File Photo: Florida Republican Gubernatorial candidate Rick Scott greets supporters near his precinct Tuesday Aug. 24, 2010, in Naples, Fla. (Photo by Erik Kellar/AP Photo/File)
File Photo: Florida Republican Gubernatorial candidate Rick Scott greets supporters near his precinct Tuesday Aug. 24, 2010, in Naples, Fla.

Florida Gov. Rick Scott surprised the country last month when he stopped trashing health care reform to announce that he wanted to opt in to a federally funded expansion of Medicaid. The Obama administration had agreed in principle to let Florida privatize its program, and Scott assured fellow Republicans that he would stop the expansion if it ever burdened the state’s taxpayers. Under no circumstances would he raise “a white flag of surrender” to the Democrats in Washington.

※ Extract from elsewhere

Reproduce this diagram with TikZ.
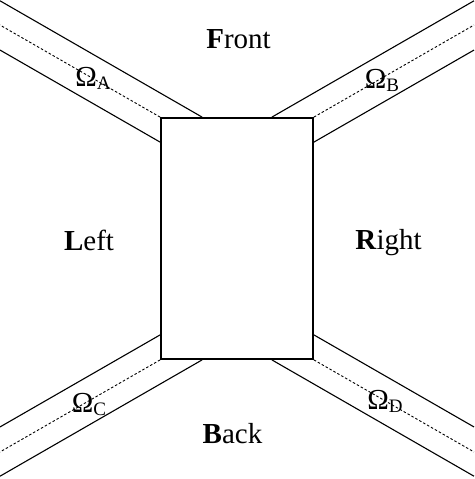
\documentclass[tikz,border=0pt]{standalone}
\usepackage{fontspec}
\setmainfont{Liberation Serif}
\newcommand\omsub[1]{{\fontsize{19}{20}\selectfont\raisebox{-3pt}{#1}}}
\begin{document}
\begin{tikzpicture}[x=1pt,y=-1pt,
  band/.style={line width=1.1pt},
  mid/.style={line width=0.9pt,dash pattern=on 2.5pt off 2pt},
  lbl/.style={font=\fontsize{29}{32}\selectfont, inner sep=0pt, anchor=base}]
\useasboundingbox (0,0) rectangle (474,479);
\node[draw, line width=1.8pt, minimum width=152pt, minimum height=241pt, inner sep=0pt] (box) at (237,238.5) {};
% band A (upper left)
\coordinate (aD) at (0,25.05);
\coordinate (aU) at (0,0.8);
\coordinate (aL) at (0,50.05);
\draw[mid] (box.north west) -- (aD);
\draw[band] ([xshift=42pt]box.north west) -- (aU);
\draw[band] ([yshift=-25pt]box.north west) -- (aL);
% band B (upper right)
\coordinate (bD) at (474,25.05);
\coordinate (bU) at (474,0.8);
\coordinate (bL) at (474,50.05);
\draw[mid] (box.north east) -- (bD);
\draw[band] ([xshift=-42pt]box.north east) -- (bU);
\draw[band] ([yshift=-25pt]box.north east) -- (bL);
% band C (lower left)
\coordinate (cD) at (0,451.95);
\coordinate (cU) at (0,426.95);
\coordinate (cL) at (0,476.2);
\draw[mid] (box.south west) -- (cD);
\draw[band] ([yshift=25pt]box.south west) -- (cU);
\draw[band] ([xshift=42pt]box.south west) -- (cL);
% band D (lower right)
\coordinate (dD) at (474,451.95);
\coordinate (dU) at (474,426.95);
\coordinate (dL) at (474,476.2);
\draw[mid] (box.south east) -- (dD);
\draw[band] ([yshift=25pt]box.south east) -- (dU);
\draw[band] ([xshift=-42pt]box.south east) -- (dL);
% labels
\node[lbl] (front) at (238.5,48) {\textbf{F}ront};
\node[lbl] (left) at (89,250) {\textbf{L}eft};
\node[lbl] (right) at (388.5,249) {\textbf{R}ight};
\node[lbl] (back) at (232.5,443) {\textbf{B}ack};
\node[lbl] (oa) at (93,86) {Ω\omsub{A}};
\node[lbl] (ob) at (382,88) {Ω\omsub{B}};
\node[lbl] (oc) at (89,412) {Ω\omsub{C}};
\node[lbl] (od) at (385,409) {Ω\omsub{D}};
\end{tikzpicture}
\end{document}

Now it appears he may have to raise that flag to the Republicans in his own state legislature. On Monday, a Florida State Senate committee rejected Scott’s proposal on a 7-4 party-line vote. The setback comes just a week after an even sharper rejection by a Florida House committee, and it leaves little chance that the state’s Medicaid program will expand to cover the hundreds of thousands of residents who would have qualified for coverage under Scott’s plan.

Scott is one of eight Republican governors who have recently embraced Obama’s effort to expand health care coverage for the poor. He’s the first to be blocked by his own party, but a compromise may yet emerge. Rather than kill the proposal outright, the Senate panel is proposing that Florida bypass Medicaid and expand coverage for low-income adults through a state insurance exchange set up for kids.

It’s not clear whether the federal Department of Health and Human Services will support such a sharp departure from the national Medicaid model. As a first step, the whole Florida legislature will have to unite behind a proposal. If that happens, there may yet be hope for hundreds of thousands of Floridians who currently lack any coverage.